The reserve was $1580 and he got the car for $2500, without an engine, a gearbox, and with “hardly any” suspension. It was sitting on a transporter and, though it looks tidy in the photo, he was under no illusions it would be mint.
Kiwi Shipping collected and shipped it, and Sam had the basics of his Mercury for about five grand. But importing a car isn’t simple. It has to go through stringent, costly examinations, and though Sam’s car had very little rust to worry about, the compliance man saw it had had an altercation and he had to get it straightened.
He wanted anything he fitted to be period-correct, so as much as possible was from the 1960s. “I went through three engine blocks before I could find a genuine 351 Windsor [5752cc]. It’s rare, 302s and 289s they made loads of, so the right blocks and heads are hard to find.”
It helps that the Comet was initially based on Ford’s Falcon, then the Fairlane, with a longer wheelbase and nicer trim.
Sam reckons 95 per cent of his purchases were on the internet. “I bought a fuel pump off eBay this morning, the cam off eBay, the lifters, the intake manifold, the supercharger...”
Ensuring everything came from the right period was a mission at times, though the four-barrel manifolds and carbs were available, as were the steel rear wheels and American Racing fronts.
The signwriting wasn’t applied when he bought the car. He did it himself, using photos of 60s Super Stock races to get the right feel, and the name “Bellairs and Sons”, a garage in Detroit in the 1960-70s that one of his family owned. He even has the key fob from those days.
Sam was so keen to get the correct raced, rattled and rolled feel that he rubbed lacquer into exterior rust stains — using a toothbrush — to halt the rust while keeping the look, then sanded it so it wasn’t too shiny.
As for the cabin, the seats have clearly led a hard life, and the brightly coloured trim has come away from the dash where it looks as if years’ worth of passengers have dug terrified fingernails in.
There’s a C4 auto transmission, an eight-inch rear diff and drum brakes all round, no power steer, no radio. Not that you’d hear it over this feral engine. It sounds impressively hairy-chested at idle — and when Sam puts his foot down there’s a cataclysmic roar as your eardrums explode.
I briefly wish I had a three-pointer seatbelt instead of the lap belt Sam had fitted. “It’s pillarless, and in a big accident the top mounting tends to pull the roof down.” Um ... It took a year just to go through the compliance system, which added $10,000 to the cost.
The instruments don’t work, so modern ones slung beneath the dash keep an eye on the engine vitals because, yes, Sam will take this car to the drags. “The plan was always to drag it, and drive it.” And he is driving it, though it’s only been on the road for four months.

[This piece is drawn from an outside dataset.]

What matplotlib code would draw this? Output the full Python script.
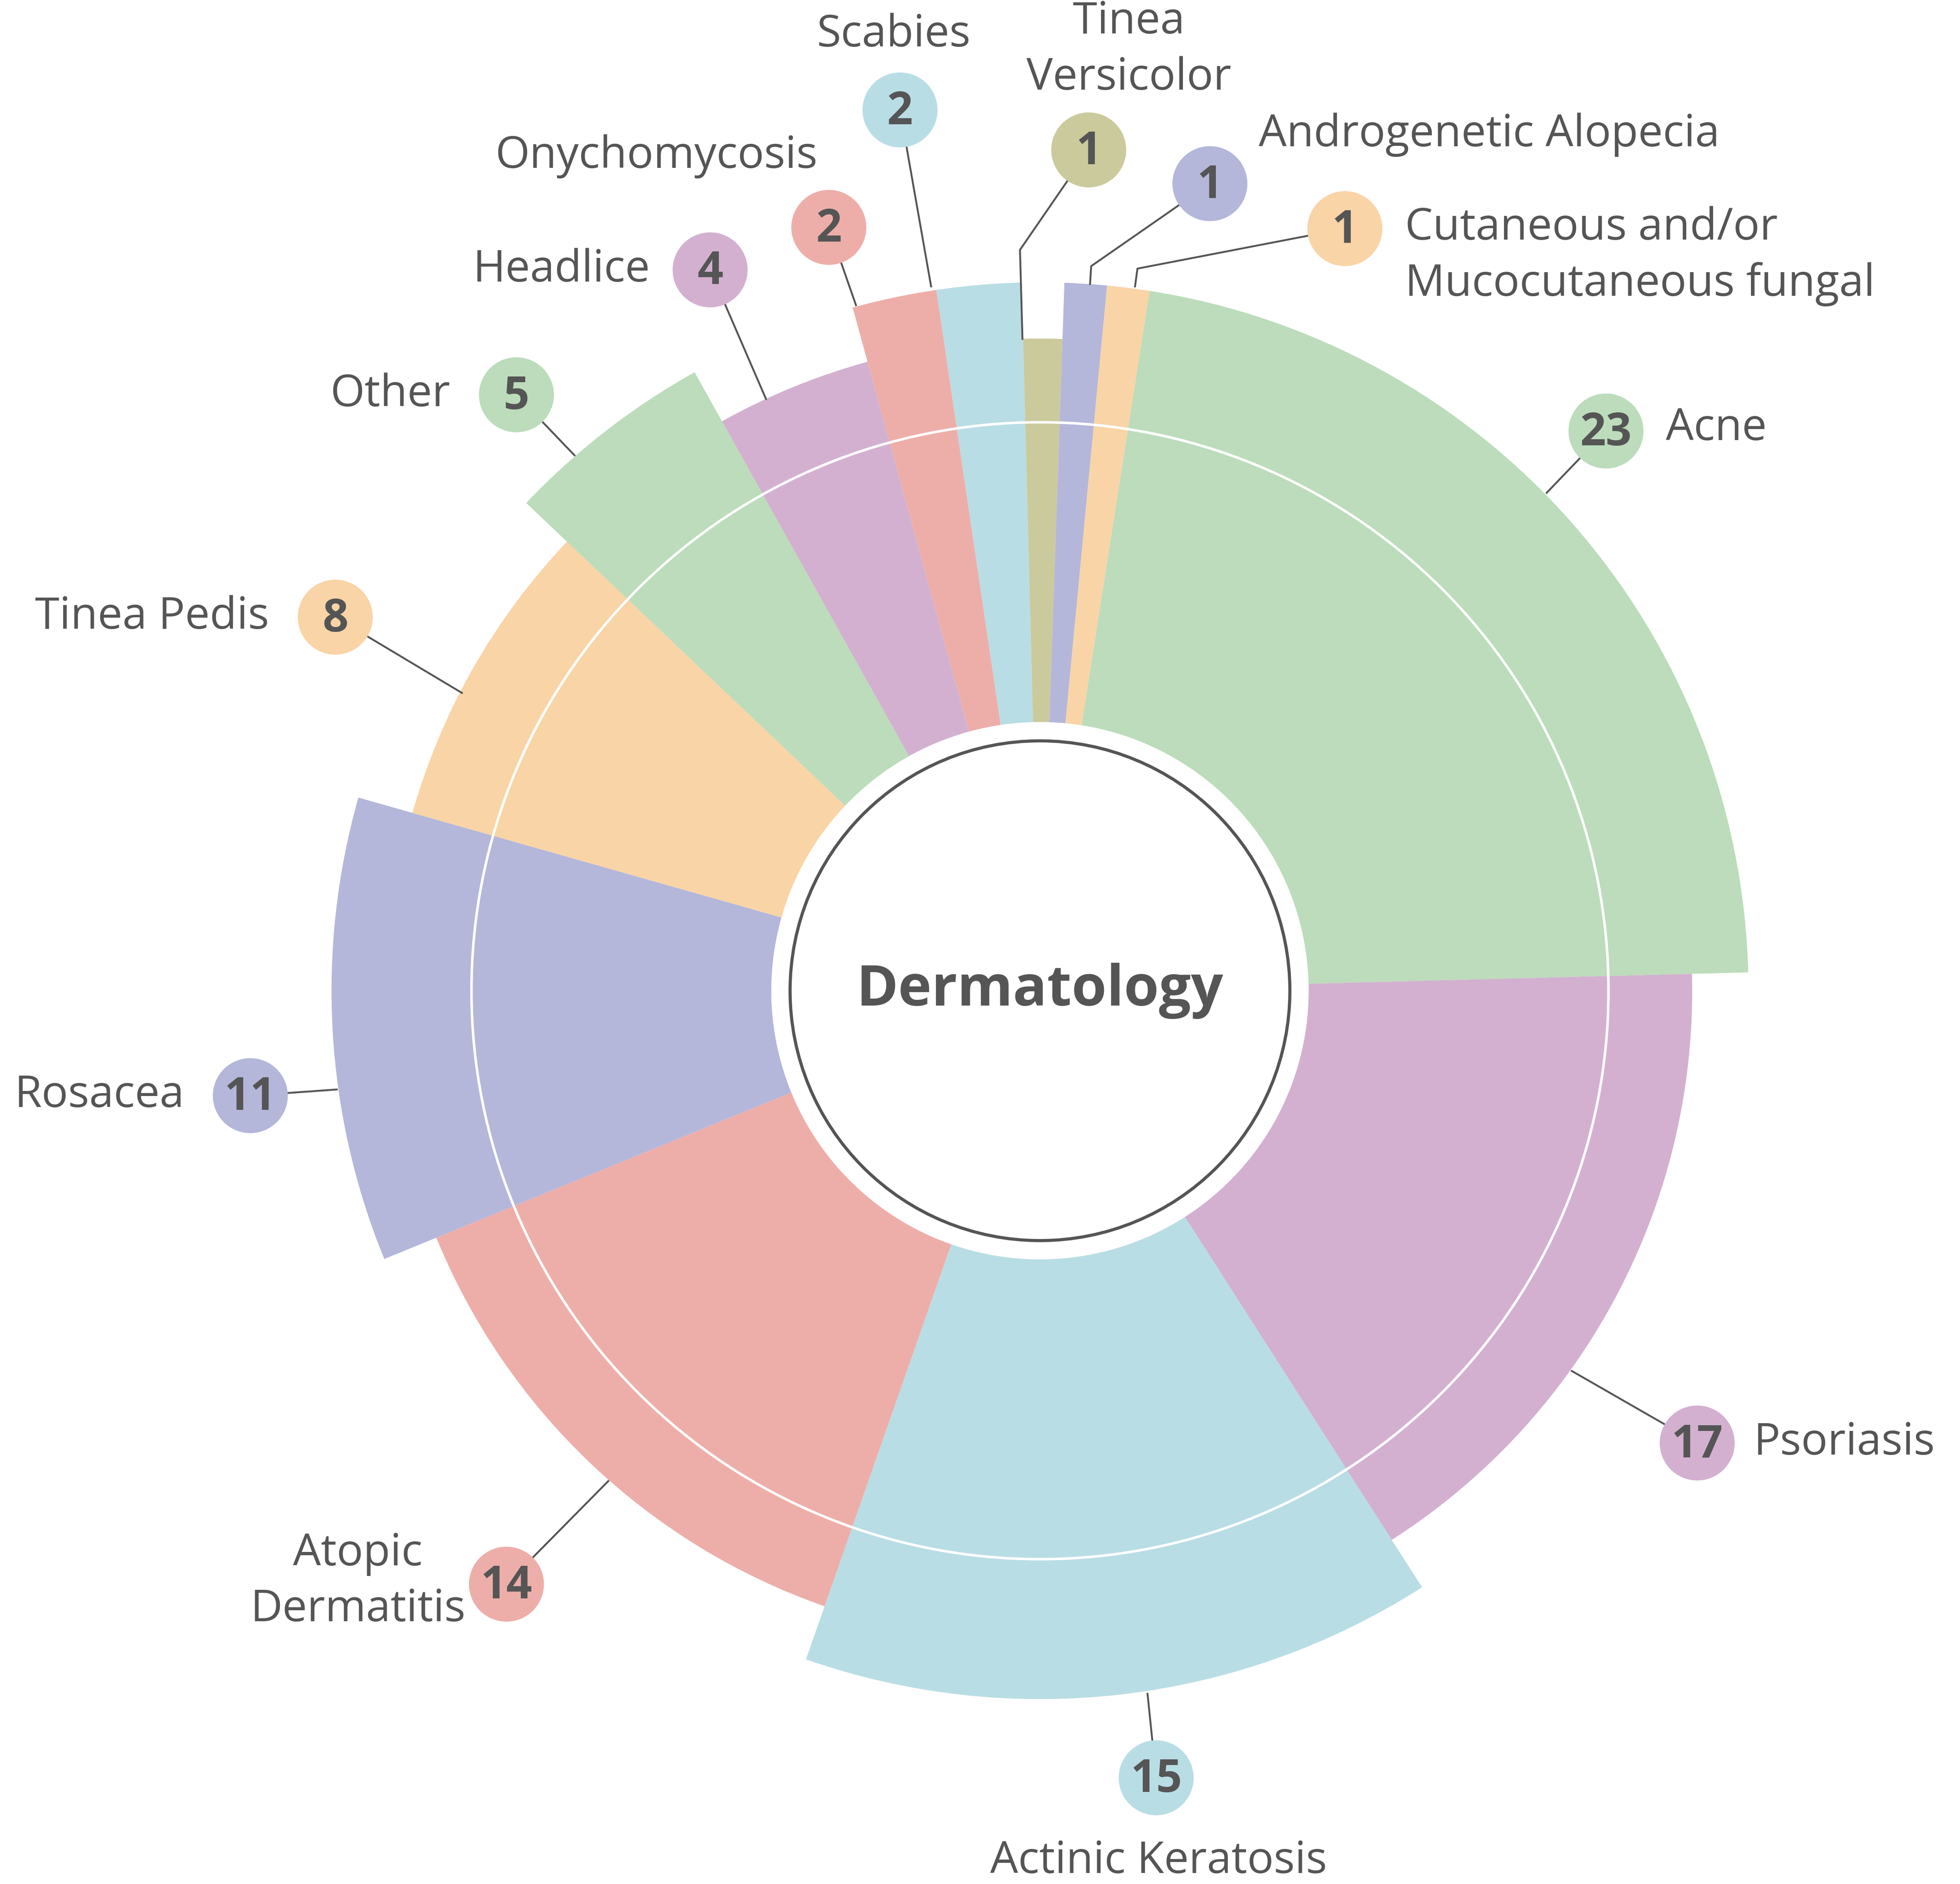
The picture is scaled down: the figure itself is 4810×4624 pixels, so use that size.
import matplotlib.pyplot as plt
from matplotlib.patches import Wedge, Circle
import numpy as np

# data
categories = ["Acne", "Psoriasis", "Actinic Keratosis", "Atopic\nDermatitis", "Rosacea",
              "Tinea Pedis", "Other", "Headlice", "Onychomycosis", "Scabies",
              "Tinea\nVersicolor", "Androgenetic Alopecia",
              "Cutaneous and/or\nMucocutaneous fungal"]
counts = [23, 17, 15, 14, 11, 8, 5, 4, 2, 2, 1, 1, 1]
long_bar = [1, 0, 1, 0, 1, 0, 1, 0, 1, 1, 0, 1, 1]
colors = ["#BCDCBB", "#D3B0D0", "#B9DDE4", "#EDAEAA", "#B4B7DA", "#F9D4A7", "#BCDCBB",
          "#D3B0D0", "#EDAEAA", "#B9DDE4", "#CBCA9C", "#B4B7DA", "#F9D4A7"]

# layout in reference pixel units (y down), converted below
W, H = 1568, 1508
CX, CY = 832, 793
bubbles = [(1285, 345), (1358, 1155), (925, 1423), (405, 1268), (200, 877), (268, 494),
           (413, 316), (568, 216), (663, 182), (720, 88), (871, 120), (968, 147), (1076, 183)]
label_pos = [(1333, 343, "left"), (1403, 1155, "left"), (927, 1490, "center"),
             (286, 1266, "center"), (147, 877, "right"), (215, 494, "right"),
             (360, 316, "right"), (520, 216, "right"), (525, 125, "center"),
             (715, 28, "center"), (903, 40, "center"), (1007, 108, "left"),
             (1124, 205, "left")]
leaders = [[(1237, 395)], [(1257, 1097)], [(918, 1355)], [(487, 1185)], [(270, 872)],
           [(370, 555)], [(460, 365)], [(613, 320)], [(685, 245)], [(745, 230)],
           [(816, 200), (818, 272)], [(873, 213), (872, 228)], [(910, 215), (908, 230)]]

GRAY = "#555555"
FONT = "Open Sans"


def P(x, y):
    return x, H - y


fig = plt.figure(figsize=(48.10, 46.24), dpi=100)
ax = fig.add_axes([0, 0, 1, 1])
ax.set_xlim(0, W)
ax.set_ylim(0, H)
ax.set_aspect("equal")
ax.axis("off")

c = P(CX, CY)
r_in = 215
total = sum(counts)
start = 8.9  # compass degrees, clockwise from north
for n, col, lg in zip(counts, colors, long_bar):
    span = n / total * 360
    r_out = 567 if lg else 522
    ax.add_patch(Wedge(c, r_out, 90 - (start + span), 90 - start, width=r_out - r_in,
                       facecolor=col, edgecolor="none"))
    start += span

ax.add_patch(Circle(c, 455, facecolor="none", edgecolor="white", lw=4.5, zorder=3))
ax.add_patch(Circle(c, r_in, facecolor="white", edgecolor="none", zorder=3))
ax.add_patch(Circle(c, 200, facecolor="white", edgecolor=GRAY, lw=5.5, zorder=4))
ax.text(*c, "Dermatology", ha="center", va="center", fontsize=100, fontweight="bold",
        color=GRAY, family=FONT, zorder=5)

for i, name in enumerate(categories):
    bx, by = bubbles[i]
    pts = [(bx, by)] + leaders[i]
    xs, ys = zip(*[P(x, y) for x, y in pts])
    ax.plot(xs, ys, color=GRAY, lw=3.3, zorder=5, solid_capstyle="butt")
    ax.add_patch(Circle(P(bx, by), 30, facecolor=colors[i], edgecolor="none", zorder=6))
    ax.text(*P(bx, by + 2), str(counts[i]), ha="center", va="center", fontsize=80,
            fontweight="bold", color=GRAY, family=FONT, zorder=7)
    lx, ly, ha = label_pos[i]
    ax.text(*P(lx, ly), name, ha=ha, va="center", fontsize=78, color=GRAY, family=FONT,
            linespacing=1.35, multialignment=ha if ha != "right" else "right", zorder=7)

fig.savefig("out.png", dpi=100, facecolor="white")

He hasn’t been out of Auckland yet but he takes it to town, does the school run in it, and is hoping to get 12 seconds down the drag strip, though at present it only revs to 4000rpm before it runs out of fuel — hence the newly bought fuel pump.
He hopes to take it to Meremere several times a year, but as he’s in real estate, it can be hard to get out on a Sunday.
He likes the old cars because they’ve got style, and a presence. He’s not kidding — this Mercury may not be mint, but it’s certainly larger than life.